If you are a young adult entering politics for the first time, start with the issues that affect your life most directly. Learn the progressive case, learn the conservative case, and pay attention to the tradeoffs. The more clearly you understand education policy, the more confidently you can vote.
Frequently Asked Questions
Why should first-time voters pay close attention to education policy?
Because education policy affects tuition, student debt, school quality, workforce preparation, and future economic opportunity. It also reveals how candidates think about taxes, fairness, freedom, and government responsibility.
What is the main difference between liberal and conservative education views?
In general, liberals emphasize public investment, equity, and inclusive curriculum, while conservatives emphasize parental rights, local control, accountability, and school choice. Many real-world proposals mix elements of both.
How do public and private schooling debates affect young adults?
They influence school quality, tax policy, family choice, and how education funds are distributed. Even if you are out of high school, these debates affect your community, future housing decisions, and potentially the schools your future children may attend.

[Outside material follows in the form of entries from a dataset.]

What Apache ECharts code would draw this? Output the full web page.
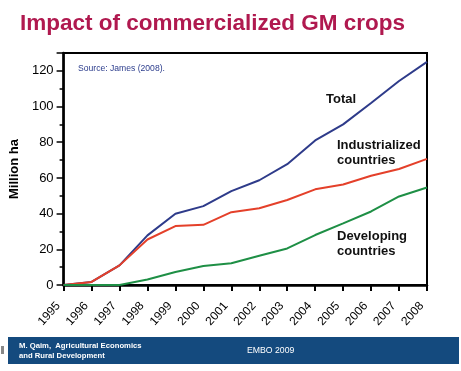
<!DOCTYPE html>
<html><head><meta charset="utf-8">
<script src="https://cdn.jsdelivr.net/npm/echarts@6/dist/echarts.min.js"></script>
<style>html,body{margin:0;padding:0;background:#fff}#c{width:461px;height:371px}</style>
</head><body><div id="c"></div>
<script>
const years = ['1995','1996','1997','1998','1999','2000','2001','2002','2003','2004','2005','2006','2007','2008'];
const total = [0, 1.7, 11, 27.8, 39.9, 44.2, 52.6, 58.7, 67.7, 81, 90, 102, 114.3, 125];
const industrialized = [0, 1.7, 11, 25.5, 33, 33.7, 40.8, 43, 47.6, 53.6, 56.3, 61.2, 65, 70.7];
const developing = [0, 0, 0, 3.1, 7.3, 10.7, 12.2, 16.4, 20.5, 28, 34.5, 41.2, 49.6, 54.6];
const yTicks = [0, 20, 40, 60, 80, 100, 120];

const chart = echarts.init(document.getElementById('c'), null, {renderer:'canvas'});
const F = 'Liberation Sans, Arial, sans-serif';
function line(name, data, color){
  return {name, type:'line', data, symbol:'none', smooth:false,
    lineStyle:{color, width:2}, itemStyle:{color}, z:3};
}
chart.setOption({
  animation:false,
  title:{text:'Impact of commercialized GM crops', left:15, top:7,
    textStyle:{color:'#B0194F', fontSize:22.5, fontWeight:'bold', fontFamily:F}},
  grid:{left:62, right:34, top:53, bottom:86, show:true, borderColor:'#000', borderWidth:2, backgroundColor:'transparent'},
  xAxis:{type:'category', data:years, boundaryGap:false,
    axisLine:{lineStyle:{color:'#000', width:2.5}},
    axisTick:{show:true, interval:0, length:6, lineStyle:{color:'#000', width:2}},
    axisLabel:{rotate:48, interval:0, color:'#000', fontSize:12, fontFamily:F, margin:13, padding:[0,8,0,0]},
    splitLine:{show:false}},
  yAxis:[{type:'value', min:0, max:130, interval:20,
    name:'Million ha', nameLocation:'middle', nameGap:35, nameRotate:90,
    nameTextStyle:{color:'#000', fontSize:13, fontWeight:'bold', fontFamily:F},
    axisLine:{show:true, lineStyle:{color:'#000', width:2.5}},
    axisTick:{show:true, length:7, lineStyle:{color:'#000', width:1.5}},
    axisLabel:{color:'#000', fontSize:13, fontFamily:F, margin:10,
      formatter:v => yTicks.indexOf(v) >= 0 ? String(v) : ''},
    splitLine:{show:false}},
   {type:'value', min:0, max:130, interval:10, position:'left',
    axisLine:{show:false}, axisLabel:{show:false}, splitLine:{show:false},
    axisTick:{show:true, length:4, lineStyle:{color:'#000', width:1.5}}}],
  series:[
    line('Total', total, '#2E3B8A'),
    line('Industrialized countries', industrialized, '#E4402A'),
    line('Developing countries', developing, '#1E8F45')
  ],
  graphic:[
    {type:'text', left:78, top:64, style:{text:'Source: James (2008).', fill:'#2B3C8C', font:'8.6px '+F}},
    {type:'text', left:326, top:93, style:{text:'Total', fill:'#111', font:'bold 13px '+F}},
    {type:'text', left:337, top:138, style:{text:'Industrialized\ncountries', fill:'#111', font:'bold 13px '+F, lineHeight:15}},
    {type:'text', left:337, top:229, style:{text:'Developing\ncountries', fill:'#111', font:'bold 13px '+F, lineHeight:15}},
    {type:'rect', shape:{x:8, y:337, width:451, height:27}, style:{fill:'#144A7E'}},
    {type:'rect', shape:{x:1, y:346, width:3, height:8}, style:{fill:'#888'}},
    {type:'text', left:19, top:341, style:{text:'M. Qaim,  Agricultural Economics\nand Rural Development', fill:'#fff', font:'bold 7.7px '+F, lineHeight:10}},
    {type:'text', left:247, top:346, style:{text:'EMBO 2009', fill:'#fff', font:'8.7px '+F}}
  ]
});
</script></body></html>
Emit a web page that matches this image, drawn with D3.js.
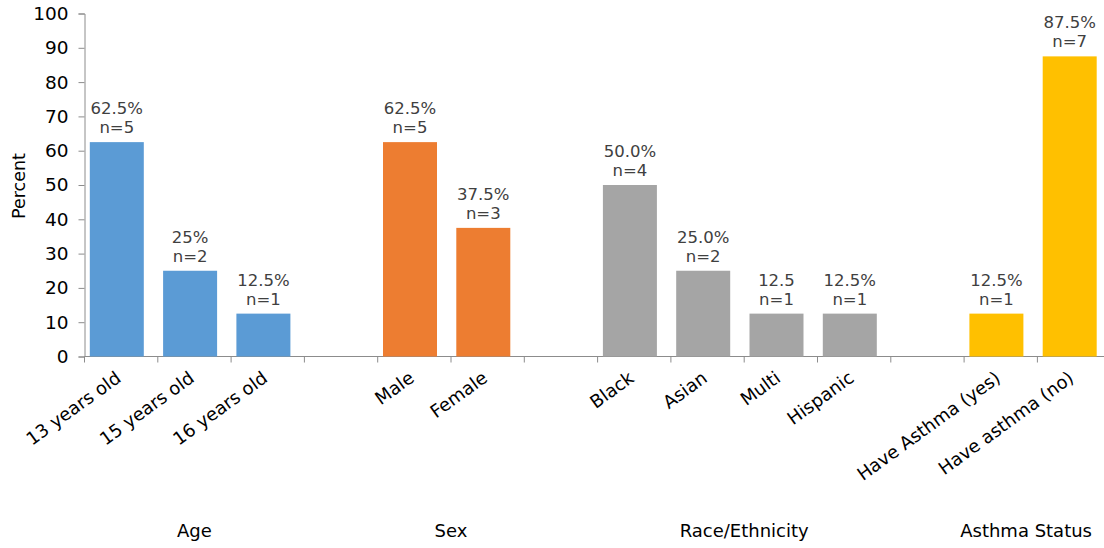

What education topics matter most if I am deciding whether to attend college?
Focus on tuition costs, grants, student loan policy, community college funding, trade school support, and workforce training. These policies can directly shape the cost and value of your postsecondary path.
What is the best way to compare both sides before voting?
Look for structured comparisons that present the strongest arguments from each perspective, then test those arguments against your priorities. Pay attention to tradeoffs, not just promises, and check whether candidates explain how their plans would actually work.